:: WHAT IS EXPECTED ::
Set down each line of the data below exactly as it stands, dropping the pictures.
[Start DATASET CONTENT]
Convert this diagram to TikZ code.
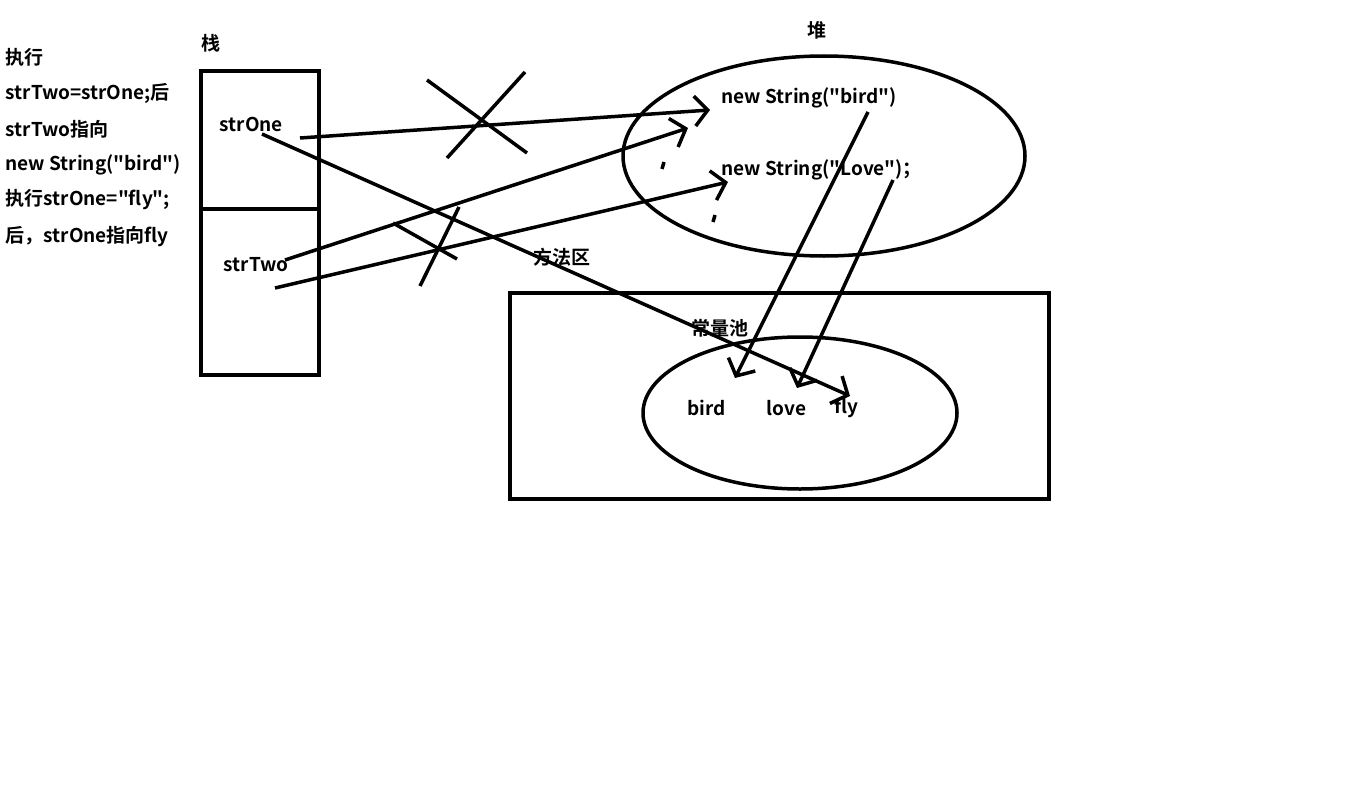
\documentclass[tikz,border=0pt]{standalone}
\usepackage{fontspec}
\newfontfamily\mf{Noto Sans CJK SC}[BoldFont={* Bold}]
\usetikzlibrary{arrows.meta}
\begin{document}
\begin{tikzpicture}[x=1pt,y=-1pt,line width=3.5pt,
  txt/.style={font=\mf\bfseries\fontsize{19}{21}\selectfont,inner sep=0,anchor=west},
  arr/.style={-{Straight Barb[length=13pt,width=30pt,line width=3.5pt]}}]
\useasboundingbox (0,0) rectangle (1346,800);
% left text
\node[txt] (t1) at (4,57) {执行};
\node[txt] (t2) at (4,93) {strTwo=strOne;后};
\node[txt] (t3) at (4,129) {strTwo指向};
\node[txt] (t4) at (4,165) {new String("bird")};
\node[txt] (t5) at (4,200) {执行strOne="fly";};
\node[txt] (t6) at (4,237) {后，strOne指向fly};
% stack
\node[txt] (zhan) at (200,43) {栈};
\draw (201,71) rectangle (319,375);
\draw (201,209) -- (321,209);
\node[txt] (s1) at (218,124) {strOne};
\node[txt] (s2) at (222,265) {strTwo};
% heap
\node[txt] (dui) at (806,30) {堆};
\draw (824,156) ellipse [x radius=201,y radius=100];
\node[txt] (h1) at (720,98) {new String("bird")};
\node[txt] (h2) at (720,170) {new String("Love")；};
% method area
\node[txt] (ff) at (532,257) {方法区};
\draw (510,293) rectangle (1049,499);
\node[txt] (cl) at (690,328) {常量池};
\draw (800,413) ellipse [x radius=157,y radius=76];
\node[txt] (bird) at (686,408) {bird};
\node[txt] (love) at (765,408) {love};
\node[txt] (fly) at (833,408) {fly};
% arrows
\coordinate (a1) at (300,138); \coordinate (b1) at (710,110);
\draw[arr] (a1) -- (b1);
\coordinate (a2) at (285,260); \coordinate (b2) at (688,128);
\draw[arr] (a2) -- (b2);
\coordinate (a3) at (275,288); \coordinate (b3) at (728,182);
\draw[arr] (a3) -- (b3);
\coordinate (a4) at (262,134); \coordinate (b4) at (850,396);
\draw[arr] (a4) -- (b4);
\coordinate (a5) at (868,112); \coordinate (b5) at (735,378);
\draw[arr] (a5) -- (b5);
\coordinate (a6) at (893,180); \coordinate (b6) at (797,388);
\draw[arr] (a6) -- (b6);
% crosses
\draw (427,80) -- (527,153);
\draw (447,158) -- (525,72);
\draw (393,223) -- (457,259);
\draw (459,207) -- (420,286);
% stray marks
\draw (664,162) -- (662,169);
\draw (715,215) -- (713,222);
\end{tikzpicture}
\end{document}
[End DATASET CONTENT]
:: RESULT OF THE EXERCISE ::
Convert this diagram to TikZ code.
\documentclass[tikz,border=0pt]{standalone}
\usepackage{fontspec}
\newfontfamily\mf{Noto Sans CJK SC}[BoldFont={* Bold}]
\usetikzlibrary{arrows.meta}
\begin{document}
\begin{tikzpicture}[x=1pt,y=-1pt,line width=3.5pt,
  txt/.style={font=\mf\bfseries\fontsize{19}{21}\selectfont,inner sep=0,anchor=west},
  arr/.style={-{Straight Barb[length=13pt,width=30pt,line width=3.5pt]}}]
\useasboundingbox (0,0) rectangle (1346,800);
% left text
\node[txt] (t1) at (4,57) {执行};
\node[txt] (t2) at (4,93) {strTwo=strOne;后};
\node[txt] (t3) at (4,129) {strTwo指向};
\node[txt] (t4) at (4,165) {new String("bird")};
\node[txt] (t5) at (4,200) {执行strOne="fly";};
\node[txt] (t6) at (4,237) {后，strOne指向fly};
% stack
\node[txt] (zhan) at (200,43) {栈};
\draw (201,71) rectangle (319,375);
\draw (201,209) -- (321,209);
\node[txt] (s1) at (218,124) {strOne};
\node[txt] (s2) at (222,265) {strTwo};
% heap
\node[txt] (dui) at (806,30) {堆};
\draw (824,156) ellipse [x radius=201,y radius=100];
\node[txt] (h1) at (720,98) {new String("bird")};
\node[txt] (h2) at (720,170) {new String("Love")；};
% method area
\node[txt] (ff) at (532,257) {方法区};
\draw (510,293) rectangle (1049,499);
\node[txt] (cl) at (690,328) {常量池};
\draw (800,413) ellipse [x radius=157,y radius=76];
\node[txt] (bird) at (686,408) {bird};
\node[txt] (love) at (765,408) {love};
\node[txt] (fly) at (833,408) {fly};
% arrows
\coordinate (a1) at (300,138); \coordinate (b1) at (710,110);
\draw[arr] (a1) -- (b1);
\coordinate (a2) at (285,260); \coordinate (b2) at (688,128);
\draw[arr] (a2) -- (b2);
\coordinate (a3) at (275,288); \coordinate (b3) at (728,182);
\draw[arr] (a3) -- (b3);
\coordinate (a4) at (262,134); \coordinate (b4) at (850,396);
\draw[arr] (a4) -- (b4);
\coordinate (a5) at (868,112); \coordinate (b5) at (735,378);
\draw[arr] (a5) -- (b5);
\coordinate (a6) at (893,180); \coordinate (b6) at (797,388);
\draw[arr] (a6) -- (b6);
% crosses
\draw (427,80) -- (527,153);
\draw (447,158) -- (525,72);
\draw (393,223) -- (457,259);
\draw (459,207) -- (420,286);
% stray marks
\draw (664,162) -- (662,169);
\draw (715,215) -- (713,222);
\end{tikzpicture}
\end{document}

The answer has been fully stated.